Just ask mainland Chinese actress Mini Yang Mi, a porcelain beauty with dainty, doll-like features.

While the 27-year-old Beijing native is often hailed as one of Chinese cinema's rising stars, critics have been generally unkind, labelling her a "hua ping" (Mandarin for vase - a slang that refers to pretty female stars who lack acting skills).

In last year's mystery flick The Bullet Vanishes, she scored the meaty supporting role of Nicholas Tse's girlfriend, but was outshone by fellow actresses Jiang Yiyan and Yumiko Cheng.

Similarly, in the supernatural fantasy epic Painted Skin: The Resurrection (2012), while established thespians Vicki Zhao and Zhou Xun enthralled audiences with their emotional performances, Yang portrayed a forgettable bird spirit.

In an e-mail interview with The New Paper to promote the telecast of her latest movies, Tiny Times and its follow-up Tiny Times 2, on cable TV, Yang said she is hardly bothered by the constant criticism levelled at her.

"I'm not angry if I hear someone call me a 'hua ping'. I believe that every character has its value in a film, no matter how big or small the role is," she said.

"I treat all my roles seriously. The rest is unimportant."

Perhaps the trick is to see the positive in everything - even when you're playing, well, a bird.

"Like most people in the acting business, I like to be surprised. I hope to get parts that surprise me, such as the one in Painted Skin: The Resurrection," she said.

"Nobody had offered me the role of a bird before. So I thought, 'wow, this is pretty interesting'."

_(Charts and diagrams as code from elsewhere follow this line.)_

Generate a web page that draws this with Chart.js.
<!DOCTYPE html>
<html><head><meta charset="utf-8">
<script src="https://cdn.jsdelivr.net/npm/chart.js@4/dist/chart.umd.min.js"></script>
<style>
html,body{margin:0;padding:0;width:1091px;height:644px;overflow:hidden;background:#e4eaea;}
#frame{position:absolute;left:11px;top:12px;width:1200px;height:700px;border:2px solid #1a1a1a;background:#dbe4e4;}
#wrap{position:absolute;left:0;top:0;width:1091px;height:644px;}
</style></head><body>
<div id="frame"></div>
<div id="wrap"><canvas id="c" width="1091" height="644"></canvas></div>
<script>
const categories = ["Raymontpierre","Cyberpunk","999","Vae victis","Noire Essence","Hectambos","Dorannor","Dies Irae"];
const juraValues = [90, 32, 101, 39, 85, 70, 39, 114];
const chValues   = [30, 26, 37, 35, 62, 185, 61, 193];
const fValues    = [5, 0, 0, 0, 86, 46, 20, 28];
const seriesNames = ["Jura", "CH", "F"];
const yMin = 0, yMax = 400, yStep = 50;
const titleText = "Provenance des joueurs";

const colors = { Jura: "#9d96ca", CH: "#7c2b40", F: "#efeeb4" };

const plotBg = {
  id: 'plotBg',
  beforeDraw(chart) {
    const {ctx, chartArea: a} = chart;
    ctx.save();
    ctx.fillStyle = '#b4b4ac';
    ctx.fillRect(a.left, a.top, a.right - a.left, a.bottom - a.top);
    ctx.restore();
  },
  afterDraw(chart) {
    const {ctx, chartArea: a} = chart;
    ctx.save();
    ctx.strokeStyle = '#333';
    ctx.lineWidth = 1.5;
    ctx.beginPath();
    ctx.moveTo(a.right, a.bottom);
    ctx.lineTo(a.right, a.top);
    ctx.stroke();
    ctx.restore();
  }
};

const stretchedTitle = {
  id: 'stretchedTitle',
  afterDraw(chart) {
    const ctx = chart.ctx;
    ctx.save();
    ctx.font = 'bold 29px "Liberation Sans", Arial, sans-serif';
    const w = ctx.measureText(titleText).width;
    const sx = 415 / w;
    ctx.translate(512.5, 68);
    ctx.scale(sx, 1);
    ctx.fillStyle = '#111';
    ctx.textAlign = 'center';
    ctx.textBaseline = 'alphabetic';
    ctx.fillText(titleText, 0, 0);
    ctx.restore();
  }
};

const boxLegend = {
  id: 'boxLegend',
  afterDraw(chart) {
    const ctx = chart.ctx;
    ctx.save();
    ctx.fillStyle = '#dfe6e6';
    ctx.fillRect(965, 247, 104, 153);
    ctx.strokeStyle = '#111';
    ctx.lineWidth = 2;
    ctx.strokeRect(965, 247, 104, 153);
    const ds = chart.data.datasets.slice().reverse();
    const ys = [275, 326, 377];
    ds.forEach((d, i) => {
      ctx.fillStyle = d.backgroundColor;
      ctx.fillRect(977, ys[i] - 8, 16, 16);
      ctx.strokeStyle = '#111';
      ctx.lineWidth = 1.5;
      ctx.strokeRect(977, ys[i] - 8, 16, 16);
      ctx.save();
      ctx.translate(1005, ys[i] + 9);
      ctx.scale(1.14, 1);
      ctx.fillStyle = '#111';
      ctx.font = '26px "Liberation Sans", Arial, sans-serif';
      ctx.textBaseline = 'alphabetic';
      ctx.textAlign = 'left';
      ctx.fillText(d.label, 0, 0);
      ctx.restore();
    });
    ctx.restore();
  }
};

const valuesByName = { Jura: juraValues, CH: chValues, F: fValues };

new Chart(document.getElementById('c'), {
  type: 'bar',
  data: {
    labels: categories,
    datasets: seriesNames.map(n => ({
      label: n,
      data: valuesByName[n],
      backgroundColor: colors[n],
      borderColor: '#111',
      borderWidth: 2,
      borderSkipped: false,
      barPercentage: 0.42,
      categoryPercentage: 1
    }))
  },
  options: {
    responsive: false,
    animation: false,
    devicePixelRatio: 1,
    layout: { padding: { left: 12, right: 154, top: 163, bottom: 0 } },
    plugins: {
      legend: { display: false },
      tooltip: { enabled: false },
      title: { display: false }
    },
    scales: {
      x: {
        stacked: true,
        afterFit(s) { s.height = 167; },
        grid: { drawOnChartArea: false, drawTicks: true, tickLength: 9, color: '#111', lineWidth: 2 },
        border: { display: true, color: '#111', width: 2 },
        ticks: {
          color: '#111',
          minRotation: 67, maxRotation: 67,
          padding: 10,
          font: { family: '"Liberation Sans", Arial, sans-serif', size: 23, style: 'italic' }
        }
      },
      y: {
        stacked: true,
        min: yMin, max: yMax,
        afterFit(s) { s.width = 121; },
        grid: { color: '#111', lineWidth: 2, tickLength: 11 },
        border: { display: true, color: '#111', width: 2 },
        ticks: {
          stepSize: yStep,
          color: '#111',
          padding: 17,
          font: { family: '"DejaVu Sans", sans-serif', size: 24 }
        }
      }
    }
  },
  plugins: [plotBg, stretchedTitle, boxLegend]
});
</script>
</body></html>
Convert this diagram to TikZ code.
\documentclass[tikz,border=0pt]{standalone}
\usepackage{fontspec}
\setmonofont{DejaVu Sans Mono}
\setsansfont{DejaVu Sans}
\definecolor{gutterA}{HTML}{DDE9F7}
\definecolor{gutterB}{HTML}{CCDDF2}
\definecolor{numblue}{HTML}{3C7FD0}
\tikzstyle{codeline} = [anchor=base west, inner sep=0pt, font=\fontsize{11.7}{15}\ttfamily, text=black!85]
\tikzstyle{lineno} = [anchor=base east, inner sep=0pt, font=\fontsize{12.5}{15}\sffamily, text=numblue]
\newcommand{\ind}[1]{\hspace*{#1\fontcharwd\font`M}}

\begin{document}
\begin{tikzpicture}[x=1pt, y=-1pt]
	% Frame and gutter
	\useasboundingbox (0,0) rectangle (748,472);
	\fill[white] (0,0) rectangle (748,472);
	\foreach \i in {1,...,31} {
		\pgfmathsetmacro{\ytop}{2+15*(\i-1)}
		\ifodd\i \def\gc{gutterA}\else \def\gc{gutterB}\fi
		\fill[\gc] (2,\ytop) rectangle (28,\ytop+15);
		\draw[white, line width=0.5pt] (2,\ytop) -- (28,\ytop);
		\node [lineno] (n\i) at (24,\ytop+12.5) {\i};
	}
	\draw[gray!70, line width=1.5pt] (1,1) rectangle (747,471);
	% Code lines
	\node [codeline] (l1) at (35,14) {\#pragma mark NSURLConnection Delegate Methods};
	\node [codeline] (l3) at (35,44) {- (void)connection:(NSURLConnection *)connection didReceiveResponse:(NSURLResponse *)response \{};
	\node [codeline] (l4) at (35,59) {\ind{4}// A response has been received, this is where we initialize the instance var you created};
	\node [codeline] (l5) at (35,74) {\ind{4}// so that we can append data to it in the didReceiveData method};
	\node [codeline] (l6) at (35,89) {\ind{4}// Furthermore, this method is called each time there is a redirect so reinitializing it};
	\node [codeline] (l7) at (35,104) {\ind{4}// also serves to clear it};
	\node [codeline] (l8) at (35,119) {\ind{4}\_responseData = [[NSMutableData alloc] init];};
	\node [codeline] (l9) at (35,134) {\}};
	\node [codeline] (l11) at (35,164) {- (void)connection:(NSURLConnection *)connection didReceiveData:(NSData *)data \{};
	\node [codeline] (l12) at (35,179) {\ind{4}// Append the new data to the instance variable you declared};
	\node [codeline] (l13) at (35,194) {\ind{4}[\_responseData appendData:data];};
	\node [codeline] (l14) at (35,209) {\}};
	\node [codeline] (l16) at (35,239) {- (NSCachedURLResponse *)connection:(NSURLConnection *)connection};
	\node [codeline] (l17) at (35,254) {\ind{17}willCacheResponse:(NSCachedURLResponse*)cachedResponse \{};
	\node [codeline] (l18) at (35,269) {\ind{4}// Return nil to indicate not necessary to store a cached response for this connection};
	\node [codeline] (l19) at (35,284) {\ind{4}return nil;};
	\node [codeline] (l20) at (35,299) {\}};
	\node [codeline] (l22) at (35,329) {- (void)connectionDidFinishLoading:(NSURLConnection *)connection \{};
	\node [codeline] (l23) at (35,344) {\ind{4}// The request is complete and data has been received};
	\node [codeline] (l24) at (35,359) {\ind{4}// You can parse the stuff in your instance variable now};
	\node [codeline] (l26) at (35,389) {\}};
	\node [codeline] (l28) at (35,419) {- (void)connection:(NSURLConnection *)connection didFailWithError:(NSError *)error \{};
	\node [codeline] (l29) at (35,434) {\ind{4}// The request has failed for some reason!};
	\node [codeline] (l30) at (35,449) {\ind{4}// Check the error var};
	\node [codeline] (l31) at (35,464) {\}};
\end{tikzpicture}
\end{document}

The Tiny Times films, part of an ongoing trilogy that follows the lives of high school pals as they move on to college and subsequently the corporate world, weren't spared the dissing too.

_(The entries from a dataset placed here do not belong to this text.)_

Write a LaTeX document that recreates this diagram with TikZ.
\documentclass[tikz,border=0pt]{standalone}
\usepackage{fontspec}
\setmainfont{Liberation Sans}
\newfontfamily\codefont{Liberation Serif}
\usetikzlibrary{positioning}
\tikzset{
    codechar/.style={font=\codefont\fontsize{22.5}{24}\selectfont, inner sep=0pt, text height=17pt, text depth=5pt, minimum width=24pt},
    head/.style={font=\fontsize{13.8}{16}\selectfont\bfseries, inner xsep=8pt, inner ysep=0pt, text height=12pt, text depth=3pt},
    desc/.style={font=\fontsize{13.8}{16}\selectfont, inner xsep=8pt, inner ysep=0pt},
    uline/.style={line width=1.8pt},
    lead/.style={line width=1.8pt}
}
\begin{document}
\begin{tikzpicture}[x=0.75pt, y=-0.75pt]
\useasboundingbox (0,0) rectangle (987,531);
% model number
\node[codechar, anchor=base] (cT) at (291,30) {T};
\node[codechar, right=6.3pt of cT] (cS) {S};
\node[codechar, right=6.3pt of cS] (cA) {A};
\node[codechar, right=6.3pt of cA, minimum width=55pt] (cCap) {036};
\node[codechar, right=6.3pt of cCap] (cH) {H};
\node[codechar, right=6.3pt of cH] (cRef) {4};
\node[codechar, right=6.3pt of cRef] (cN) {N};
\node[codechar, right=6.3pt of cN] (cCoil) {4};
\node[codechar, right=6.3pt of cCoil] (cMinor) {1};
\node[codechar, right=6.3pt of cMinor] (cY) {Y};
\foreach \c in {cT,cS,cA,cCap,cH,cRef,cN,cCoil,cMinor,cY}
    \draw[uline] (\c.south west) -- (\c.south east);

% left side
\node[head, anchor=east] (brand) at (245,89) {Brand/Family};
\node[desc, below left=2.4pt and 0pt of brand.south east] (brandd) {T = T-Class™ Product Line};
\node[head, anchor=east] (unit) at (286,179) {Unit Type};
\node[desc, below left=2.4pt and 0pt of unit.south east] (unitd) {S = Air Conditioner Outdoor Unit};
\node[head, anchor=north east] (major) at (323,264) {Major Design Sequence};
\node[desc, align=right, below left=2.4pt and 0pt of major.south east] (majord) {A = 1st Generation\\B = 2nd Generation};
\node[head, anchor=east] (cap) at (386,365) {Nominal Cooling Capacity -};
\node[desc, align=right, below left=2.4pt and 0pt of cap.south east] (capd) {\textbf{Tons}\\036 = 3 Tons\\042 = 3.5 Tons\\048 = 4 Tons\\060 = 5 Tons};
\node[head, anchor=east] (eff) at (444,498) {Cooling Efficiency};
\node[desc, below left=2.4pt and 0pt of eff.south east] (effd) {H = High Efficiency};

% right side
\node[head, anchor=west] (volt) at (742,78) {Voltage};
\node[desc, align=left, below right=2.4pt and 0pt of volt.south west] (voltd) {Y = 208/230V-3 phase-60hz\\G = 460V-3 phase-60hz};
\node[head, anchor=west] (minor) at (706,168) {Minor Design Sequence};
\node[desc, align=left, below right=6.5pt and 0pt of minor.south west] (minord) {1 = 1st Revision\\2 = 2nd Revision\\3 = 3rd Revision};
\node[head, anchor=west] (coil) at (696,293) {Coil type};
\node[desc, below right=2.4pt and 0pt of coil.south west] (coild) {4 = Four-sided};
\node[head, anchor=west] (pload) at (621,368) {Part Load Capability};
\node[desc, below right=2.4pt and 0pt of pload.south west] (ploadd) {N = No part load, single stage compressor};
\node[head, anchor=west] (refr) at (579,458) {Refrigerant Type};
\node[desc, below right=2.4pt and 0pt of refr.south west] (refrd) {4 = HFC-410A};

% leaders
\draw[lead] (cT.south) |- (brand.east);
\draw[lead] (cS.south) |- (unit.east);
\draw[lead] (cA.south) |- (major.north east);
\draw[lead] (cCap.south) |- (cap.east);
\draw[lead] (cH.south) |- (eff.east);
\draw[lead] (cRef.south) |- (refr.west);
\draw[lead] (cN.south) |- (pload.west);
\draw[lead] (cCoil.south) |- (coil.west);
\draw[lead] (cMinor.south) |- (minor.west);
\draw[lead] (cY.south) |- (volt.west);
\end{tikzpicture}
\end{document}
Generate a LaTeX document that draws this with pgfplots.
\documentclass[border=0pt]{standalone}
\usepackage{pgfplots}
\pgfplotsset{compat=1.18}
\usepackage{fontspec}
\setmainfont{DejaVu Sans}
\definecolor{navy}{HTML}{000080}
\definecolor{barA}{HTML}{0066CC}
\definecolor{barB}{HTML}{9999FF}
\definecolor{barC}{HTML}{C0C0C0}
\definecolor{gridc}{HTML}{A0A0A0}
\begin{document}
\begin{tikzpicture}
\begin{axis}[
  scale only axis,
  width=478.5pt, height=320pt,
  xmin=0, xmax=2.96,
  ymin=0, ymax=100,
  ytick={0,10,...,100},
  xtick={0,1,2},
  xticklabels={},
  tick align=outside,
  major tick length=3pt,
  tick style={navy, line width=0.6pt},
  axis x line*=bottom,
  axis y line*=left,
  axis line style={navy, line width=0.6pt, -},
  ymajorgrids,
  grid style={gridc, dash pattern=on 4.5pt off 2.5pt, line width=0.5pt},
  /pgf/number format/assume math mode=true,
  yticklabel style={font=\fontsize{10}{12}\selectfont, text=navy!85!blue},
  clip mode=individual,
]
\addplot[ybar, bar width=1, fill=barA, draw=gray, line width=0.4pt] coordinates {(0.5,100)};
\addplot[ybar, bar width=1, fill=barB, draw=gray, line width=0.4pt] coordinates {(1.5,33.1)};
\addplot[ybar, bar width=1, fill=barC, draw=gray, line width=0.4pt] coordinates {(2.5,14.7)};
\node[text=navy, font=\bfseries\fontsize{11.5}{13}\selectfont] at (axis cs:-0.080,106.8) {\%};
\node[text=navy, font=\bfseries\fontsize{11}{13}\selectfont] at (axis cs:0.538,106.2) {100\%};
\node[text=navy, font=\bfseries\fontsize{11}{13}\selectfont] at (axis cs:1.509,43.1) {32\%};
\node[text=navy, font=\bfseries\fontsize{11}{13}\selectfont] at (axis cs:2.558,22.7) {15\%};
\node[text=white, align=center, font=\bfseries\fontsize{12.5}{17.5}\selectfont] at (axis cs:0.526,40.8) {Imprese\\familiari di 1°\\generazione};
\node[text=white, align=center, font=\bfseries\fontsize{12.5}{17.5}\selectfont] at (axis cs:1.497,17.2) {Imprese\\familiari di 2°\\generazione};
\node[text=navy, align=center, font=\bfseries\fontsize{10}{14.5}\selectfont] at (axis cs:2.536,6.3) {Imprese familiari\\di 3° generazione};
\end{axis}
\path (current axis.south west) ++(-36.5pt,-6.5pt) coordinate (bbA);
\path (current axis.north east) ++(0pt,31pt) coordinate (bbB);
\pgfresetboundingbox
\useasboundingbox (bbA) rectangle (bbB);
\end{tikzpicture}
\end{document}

Yang plays crybaby Lin Xiao alongside Taiwanese stars Amber Kuo and Kai Ko.

While the films emerged box-office champions in China, they was slammed by reviewers for their overt celebration of materialism, with some even referring to the films as "condoning twisted moral values".

But Yang defended her work.

"Tiny Times revolves around a bunch of youngsters.

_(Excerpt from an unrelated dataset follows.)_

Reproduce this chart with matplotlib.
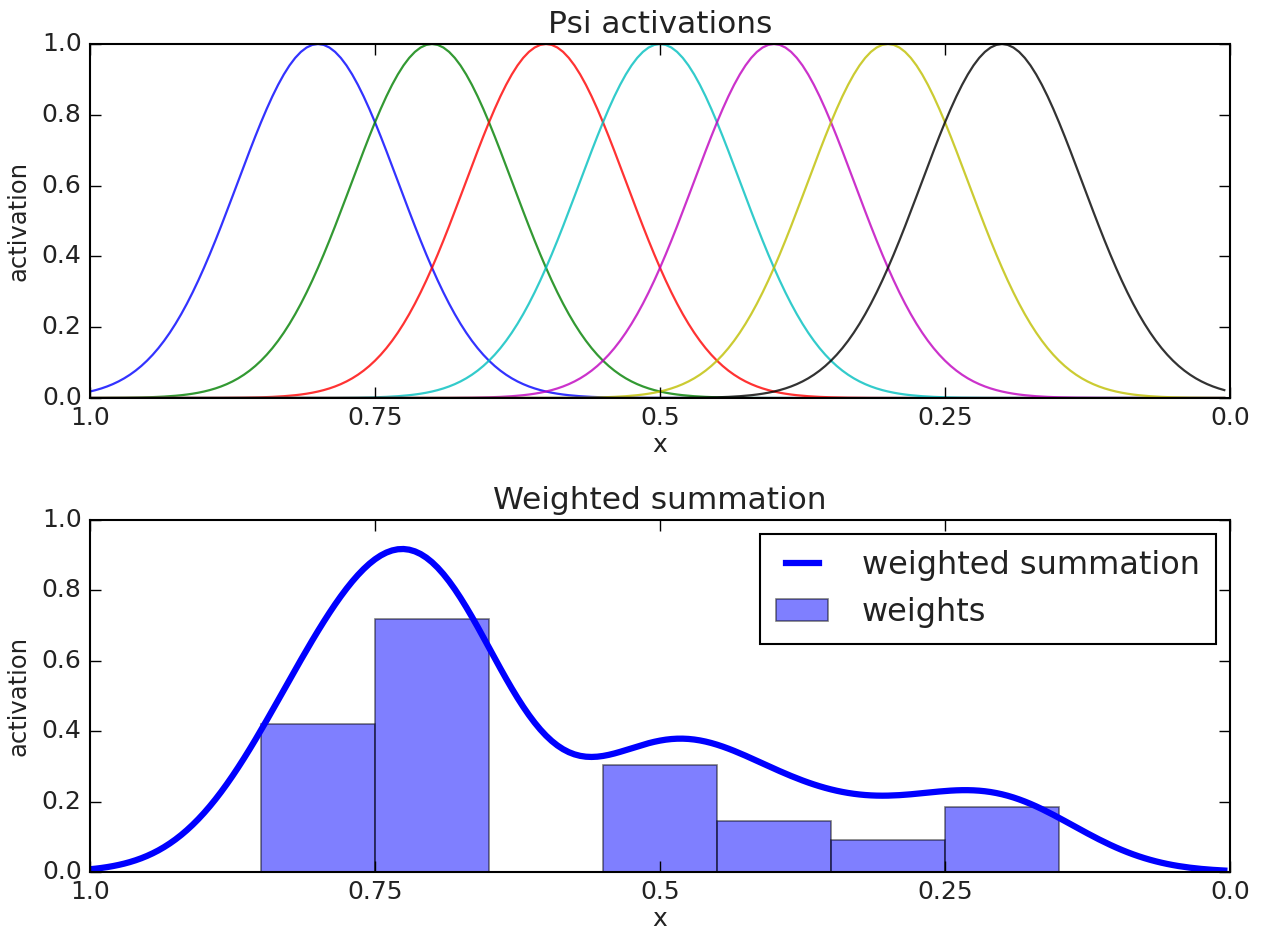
import numpy as np
import matplotlib
matplotlib.use("Agg")
import matplotlib.pyplot as plt

# Basis function centres (in phase x) and their weights
centers = [0.8, 0.7, 0.6, 0.5, 0.4, 0.3, 0.2]
weights = [0.42, 0.72, 0.0, 0.305, 0.145, 0.09, 0.185]
colors = ['b', 'g', 'r', 'c', 'm', 'y', 'k']
width_h = 100.0
tick_labels = ['1.0', '0.75', '0.5', '0.25', '0.0']
bar_width = 0.1

t = np.arange(0.0, 1.0, 0.005)
xs = 1.0 - t

plt.style.use('classic')
plt.rcParams['font.family'] = ['DejaVu Sans']
txtcol = '#222222'

fig = plt.figure(figsize=(12.61, 9.31), dpi=100, facecolor='white')
ax1 = fig.add_axes([90/1261, 1-398/931, 1140/1261, 354/931])
ax2 = fig.add_axes([90/1261, 1-872/931, 1140/1261, 352/931])

psis = []
for c, col in zip(centers, colors):
    p = np.exp(-width_h * (xs - c) ** 2)
    psis.append(p)
    ax1.plot(t, p, color=col, lw=1.6, alpha=0.8)

ax1.set_title('Psi activations', fontsize=22.5, color=txtcol, pad=8)

total = np.zeros_like(t)
for w, p in zip(weights, psis):
    total += w * p
ax2.plot(t, total, color='b', lw=4.5, label='weighted summation')
ax2.bar([1 - c for c in centers], weights, width=bar_width, align='center',
        color='b', alpha=0.5, edgecolor='k', linewidth=1.2, label='weights')
ax2.set_title('Weighted summation', fontsize=22.5, color=txtcol, pad=8)
leg = ax2.legend(loc='upper right', fontsize=23, handlelength=1.62,
                 borderpad=0.5, labelspacing=0.5, handletextpad=1.05,
                 borderaxespad=0.45)
for txt in leg.get_texts():
    txt.set_color(txtcol)
leg.get_frame().set_linewidth(1.5)

for ax in (ax1, ax2):
    ax.set_xlim(0, 1)
    ax.set_ylim(0, 1)
    ax.set_xticks([0, 0.25, 0.5, 0.75, 1.0])
    ax.set_xticklabels(tick_labels)
    ax.set_yticks([0, 0.2, 0.4, 0.6, 0.8, 1.0])
    ax.set_xlabel('x', fontsize=18, labelpad=2, color=txtcol)
    ax.set_ylabel('activation', fontsize=17.5, labelpad=8, color=txtcol)
    ax.tick_params(labelsize=18, length=8, width=1, direction='in', pad=6,
                   top=True, right=True, labelcolor=txtcol)
    for s in ax.spines.values():
        s.set_linewidth(1.5)

fig.savefig('out.png', dpi=100, facecolor='white')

"Of course there will be scenarios where we appear immature," she explained.

"But I certainly don't see how we are condoning twisted moral values.

"It's essentially a story about friendship and how four best friends strive to make their dreams come true. More than anything, it reflects the lives of today's youth."

Away from the silver screen, Yang is basking in bliss.

Last month, she announced her engagement to Hong Kong actor Harwick Lau, 39, on her Sina Weibo microblog. The pair, who have been dating for more than two years, will hold their wedding ceremony on Jan 8.

Although she declined to clarify recent rumours that she is pregnant with twins, she accepted our congratulations with a smiley emoticon.

"Thank you very much. Preparations for our wedding are underway and both Harwick and I are very happy," said Yang. "Now, we just want to finish up all our jobs on hand, so that we can get married as planned."